With Mason at 9 years old, Olivia marries Bill (Marco Perella), one of her college teachers who has two kids of his own, and for a while the amalgamated family fortunes appear to be looking up. Mason Sr. continues to visit frequently and maintains a relationship with Mason and Samantha. When Mason is around 11, Bill's drinking spirals out of control and he evolves into a potentially violent alcoholic, forcing Olivia, Mason and Samantha to flee and start over.

Olivia becomes a teacher, and as Mason reaches his teen years he develops an interest in photography, but his teacher Mr. Turlington (Tom McTigue) wonders if Mason has the necessary passion to succeed. Still ahead is yet another husband for Olivia, this time an Iraq war veteran (Brad Hawkins), as well as a new wife (Jenni Tooley) for dad, while Mason has his initial experiences with alcohol, drugs, and girls, including first serious girlfriend Sheena (Zoe Graham).

An ordinary story presented in an extraordinary format, Boyhood places the passage of time at its core, with the events of life circling the flame of the passing years. Director Richard Linklater started working with his actors in 2002, and his 12 year project, condensed into just under three hours of screen time, is as much about the growth of the cast on camera as it is about the Evans family.

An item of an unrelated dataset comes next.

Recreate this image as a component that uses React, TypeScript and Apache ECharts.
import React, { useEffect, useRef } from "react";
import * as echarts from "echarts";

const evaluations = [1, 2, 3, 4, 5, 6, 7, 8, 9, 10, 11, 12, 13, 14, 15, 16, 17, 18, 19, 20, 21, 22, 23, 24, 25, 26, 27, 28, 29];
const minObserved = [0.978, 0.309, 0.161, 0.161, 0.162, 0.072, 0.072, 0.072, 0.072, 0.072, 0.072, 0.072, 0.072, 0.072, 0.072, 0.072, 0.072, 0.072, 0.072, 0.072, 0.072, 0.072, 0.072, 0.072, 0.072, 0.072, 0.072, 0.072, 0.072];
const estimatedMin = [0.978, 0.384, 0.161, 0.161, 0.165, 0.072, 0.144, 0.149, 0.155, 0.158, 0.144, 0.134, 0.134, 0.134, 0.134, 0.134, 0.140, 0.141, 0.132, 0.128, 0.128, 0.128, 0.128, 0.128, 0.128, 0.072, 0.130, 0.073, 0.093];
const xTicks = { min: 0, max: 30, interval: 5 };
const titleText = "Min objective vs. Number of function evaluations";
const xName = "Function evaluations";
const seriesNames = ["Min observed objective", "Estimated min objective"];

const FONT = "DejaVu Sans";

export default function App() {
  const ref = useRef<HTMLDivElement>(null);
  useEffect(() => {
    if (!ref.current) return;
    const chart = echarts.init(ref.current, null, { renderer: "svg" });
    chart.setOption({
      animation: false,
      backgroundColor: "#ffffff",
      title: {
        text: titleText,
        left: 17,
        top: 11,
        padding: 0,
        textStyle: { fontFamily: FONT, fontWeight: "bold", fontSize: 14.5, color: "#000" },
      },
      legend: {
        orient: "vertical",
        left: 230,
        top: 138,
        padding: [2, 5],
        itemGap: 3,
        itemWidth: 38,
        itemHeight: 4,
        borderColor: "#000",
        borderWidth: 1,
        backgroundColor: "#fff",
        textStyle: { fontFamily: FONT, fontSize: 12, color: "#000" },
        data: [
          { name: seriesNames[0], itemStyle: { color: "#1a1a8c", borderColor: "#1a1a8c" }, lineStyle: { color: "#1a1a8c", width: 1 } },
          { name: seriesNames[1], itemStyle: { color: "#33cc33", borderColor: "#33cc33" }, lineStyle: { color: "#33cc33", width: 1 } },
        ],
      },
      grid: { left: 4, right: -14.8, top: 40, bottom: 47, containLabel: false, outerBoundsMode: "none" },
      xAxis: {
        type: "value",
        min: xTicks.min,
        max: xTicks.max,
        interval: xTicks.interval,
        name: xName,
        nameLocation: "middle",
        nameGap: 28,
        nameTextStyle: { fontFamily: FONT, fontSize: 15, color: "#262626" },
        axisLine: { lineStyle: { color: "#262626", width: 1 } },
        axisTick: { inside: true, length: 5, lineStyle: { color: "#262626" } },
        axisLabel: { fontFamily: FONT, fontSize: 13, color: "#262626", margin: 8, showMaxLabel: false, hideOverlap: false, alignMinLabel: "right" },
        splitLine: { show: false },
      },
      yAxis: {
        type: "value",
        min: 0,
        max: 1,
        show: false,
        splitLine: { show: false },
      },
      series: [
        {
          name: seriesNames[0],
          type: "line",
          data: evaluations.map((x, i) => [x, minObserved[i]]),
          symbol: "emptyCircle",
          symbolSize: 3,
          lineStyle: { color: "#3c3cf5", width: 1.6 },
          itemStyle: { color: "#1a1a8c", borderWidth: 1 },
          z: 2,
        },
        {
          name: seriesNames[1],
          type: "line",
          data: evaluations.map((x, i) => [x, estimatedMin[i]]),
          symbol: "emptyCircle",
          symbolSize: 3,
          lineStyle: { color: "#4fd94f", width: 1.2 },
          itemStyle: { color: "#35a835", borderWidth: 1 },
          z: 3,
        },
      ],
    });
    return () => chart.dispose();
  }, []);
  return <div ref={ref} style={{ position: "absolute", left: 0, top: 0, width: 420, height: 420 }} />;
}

The strength of the viewing experience resides in watching Arquette, Hawke, Coltrane and Lorelei Linklater age over more than a decade along with their characters. In the case of Ellar and Lorelei, the transformation straddles the massive inflection point between childhood and adulthood. But equally interesting are the changes experienced by Arquette and Hawke, forgoing makeup, surrendering to the ageing process and convincingly portraying parents grappling with the passage of time.

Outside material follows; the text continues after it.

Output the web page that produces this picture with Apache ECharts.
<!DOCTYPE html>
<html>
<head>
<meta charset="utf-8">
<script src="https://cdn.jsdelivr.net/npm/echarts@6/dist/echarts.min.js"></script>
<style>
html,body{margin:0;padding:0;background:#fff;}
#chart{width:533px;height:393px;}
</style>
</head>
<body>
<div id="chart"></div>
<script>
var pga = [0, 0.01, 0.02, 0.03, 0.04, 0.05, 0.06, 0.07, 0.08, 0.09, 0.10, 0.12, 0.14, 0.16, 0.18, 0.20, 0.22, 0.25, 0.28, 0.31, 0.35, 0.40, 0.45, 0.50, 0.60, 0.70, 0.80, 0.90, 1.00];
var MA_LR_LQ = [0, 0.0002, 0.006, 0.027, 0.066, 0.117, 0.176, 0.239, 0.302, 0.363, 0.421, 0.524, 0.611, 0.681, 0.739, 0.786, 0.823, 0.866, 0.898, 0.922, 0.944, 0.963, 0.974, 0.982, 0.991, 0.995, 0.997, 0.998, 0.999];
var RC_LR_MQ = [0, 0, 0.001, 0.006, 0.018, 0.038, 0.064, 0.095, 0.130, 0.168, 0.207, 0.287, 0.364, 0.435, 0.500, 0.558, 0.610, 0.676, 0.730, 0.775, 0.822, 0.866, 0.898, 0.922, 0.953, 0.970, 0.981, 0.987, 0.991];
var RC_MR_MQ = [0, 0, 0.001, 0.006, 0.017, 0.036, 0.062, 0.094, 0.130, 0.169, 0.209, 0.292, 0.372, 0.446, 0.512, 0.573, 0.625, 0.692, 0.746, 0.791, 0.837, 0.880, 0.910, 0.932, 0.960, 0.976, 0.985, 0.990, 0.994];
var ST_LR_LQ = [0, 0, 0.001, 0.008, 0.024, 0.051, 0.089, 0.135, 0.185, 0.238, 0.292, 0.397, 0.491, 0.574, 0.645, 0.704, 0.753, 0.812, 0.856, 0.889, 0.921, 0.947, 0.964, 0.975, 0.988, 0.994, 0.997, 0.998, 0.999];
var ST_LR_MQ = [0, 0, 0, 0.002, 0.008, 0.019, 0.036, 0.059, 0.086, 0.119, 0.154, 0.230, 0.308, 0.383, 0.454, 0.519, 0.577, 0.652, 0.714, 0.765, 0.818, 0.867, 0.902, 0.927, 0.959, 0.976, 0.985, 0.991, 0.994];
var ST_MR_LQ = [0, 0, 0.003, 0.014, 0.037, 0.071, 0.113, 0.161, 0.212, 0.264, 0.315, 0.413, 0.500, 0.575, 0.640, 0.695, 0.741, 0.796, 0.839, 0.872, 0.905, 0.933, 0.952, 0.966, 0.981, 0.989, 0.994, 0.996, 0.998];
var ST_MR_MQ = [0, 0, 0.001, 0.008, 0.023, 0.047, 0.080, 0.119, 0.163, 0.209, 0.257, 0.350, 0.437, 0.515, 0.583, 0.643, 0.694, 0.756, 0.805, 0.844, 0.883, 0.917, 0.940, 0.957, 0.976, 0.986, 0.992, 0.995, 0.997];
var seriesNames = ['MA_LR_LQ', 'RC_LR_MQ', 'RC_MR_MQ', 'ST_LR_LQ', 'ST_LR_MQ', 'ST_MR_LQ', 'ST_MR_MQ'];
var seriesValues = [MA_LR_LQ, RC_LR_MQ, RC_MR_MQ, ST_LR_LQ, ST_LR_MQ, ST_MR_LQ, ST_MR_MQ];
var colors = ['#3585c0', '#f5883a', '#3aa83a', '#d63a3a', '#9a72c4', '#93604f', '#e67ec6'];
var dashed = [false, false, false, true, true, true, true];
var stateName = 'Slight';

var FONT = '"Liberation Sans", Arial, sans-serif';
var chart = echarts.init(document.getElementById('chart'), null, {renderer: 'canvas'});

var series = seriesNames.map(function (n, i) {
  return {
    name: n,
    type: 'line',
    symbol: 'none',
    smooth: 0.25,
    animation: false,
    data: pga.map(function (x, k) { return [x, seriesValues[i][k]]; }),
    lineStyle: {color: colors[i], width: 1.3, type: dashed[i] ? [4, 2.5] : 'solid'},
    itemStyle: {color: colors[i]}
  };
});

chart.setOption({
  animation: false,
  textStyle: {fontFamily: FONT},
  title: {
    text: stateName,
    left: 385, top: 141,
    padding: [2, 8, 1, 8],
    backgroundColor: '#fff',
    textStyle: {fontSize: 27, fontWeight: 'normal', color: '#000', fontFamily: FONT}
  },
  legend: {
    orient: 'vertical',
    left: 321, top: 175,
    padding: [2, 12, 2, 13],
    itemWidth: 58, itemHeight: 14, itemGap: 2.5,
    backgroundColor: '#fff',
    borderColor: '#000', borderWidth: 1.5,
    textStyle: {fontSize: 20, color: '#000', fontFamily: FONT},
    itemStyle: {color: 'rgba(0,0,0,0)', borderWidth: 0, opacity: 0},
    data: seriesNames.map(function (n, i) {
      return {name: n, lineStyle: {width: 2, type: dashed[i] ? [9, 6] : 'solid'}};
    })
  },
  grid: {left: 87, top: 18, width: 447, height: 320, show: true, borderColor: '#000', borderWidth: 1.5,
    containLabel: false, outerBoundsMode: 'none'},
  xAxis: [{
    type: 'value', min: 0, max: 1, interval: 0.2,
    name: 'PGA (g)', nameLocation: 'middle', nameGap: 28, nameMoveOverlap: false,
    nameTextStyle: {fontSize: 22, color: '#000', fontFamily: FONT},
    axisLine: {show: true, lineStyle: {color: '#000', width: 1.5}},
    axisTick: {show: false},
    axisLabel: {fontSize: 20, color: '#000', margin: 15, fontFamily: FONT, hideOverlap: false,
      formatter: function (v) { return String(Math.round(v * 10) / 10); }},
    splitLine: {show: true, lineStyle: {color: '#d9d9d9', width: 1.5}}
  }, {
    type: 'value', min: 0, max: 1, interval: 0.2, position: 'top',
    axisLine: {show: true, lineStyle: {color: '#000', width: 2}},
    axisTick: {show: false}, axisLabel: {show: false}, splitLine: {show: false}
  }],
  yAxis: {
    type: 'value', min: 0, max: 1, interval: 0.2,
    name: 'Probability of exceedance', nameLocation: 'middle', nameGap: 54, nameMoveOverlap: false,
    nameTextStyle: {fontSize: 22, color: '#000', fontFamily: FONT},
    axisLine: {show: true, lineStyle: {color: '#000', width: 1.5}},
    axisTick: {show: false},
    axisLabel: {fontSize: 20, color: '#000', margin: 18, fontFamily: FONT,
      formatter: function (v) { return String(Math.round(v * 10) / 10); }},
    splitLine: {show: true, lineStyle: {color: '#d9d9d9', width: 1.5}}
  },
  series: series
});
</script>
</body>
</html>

The narrative itself is a fairly routine representation of familiar episodes from the life of a typically fractured family. The most dramatic event in Mason's life come courtesy of Olivia's second husband Bill losing his grip on reality and slipping into the destructive clutches of full-blown alcoholism. Otherwise the relative normalcy of what the Evans go through over 12 years adds to the blur between the reality of the ageing cast and the fictional narrative.

The film is as much about parenthood as it is about boyhood. While Mason is the centre of the story from year to year, the gravitational pull is exerted by Olivia and Mason Sr. She steers the family through the various sub-strata of the middle class layer, her decisions mixing the good (back to school, securing a good job) with the bad (a real inability to pick suitable husbands). He is the departed father looking to re-balance his life, while still caring deeply about his children. The best moments in the film come whenever Mason Sr. has his turn with the children for a few days, and condenses his parental lessons to fit into the compact visits. Even when the scope is measured in years, it's still the small moments that matter the most.

The relationship between Olivia and Mason Sr. is refreshingly free of melodrama, the initial tension of separation gradually replaced by tolerance and then maturing into something resembling friendship and ultimately growing respect. Both parents do the best that they know how, and the film's strongest arc grows out of the realization that they were unfortunately on different life frequencies, Mason Sr. gradually evolving into the perfect man for Olivia, but many years too late. The march of time defines the progression of life, including all its little ironies.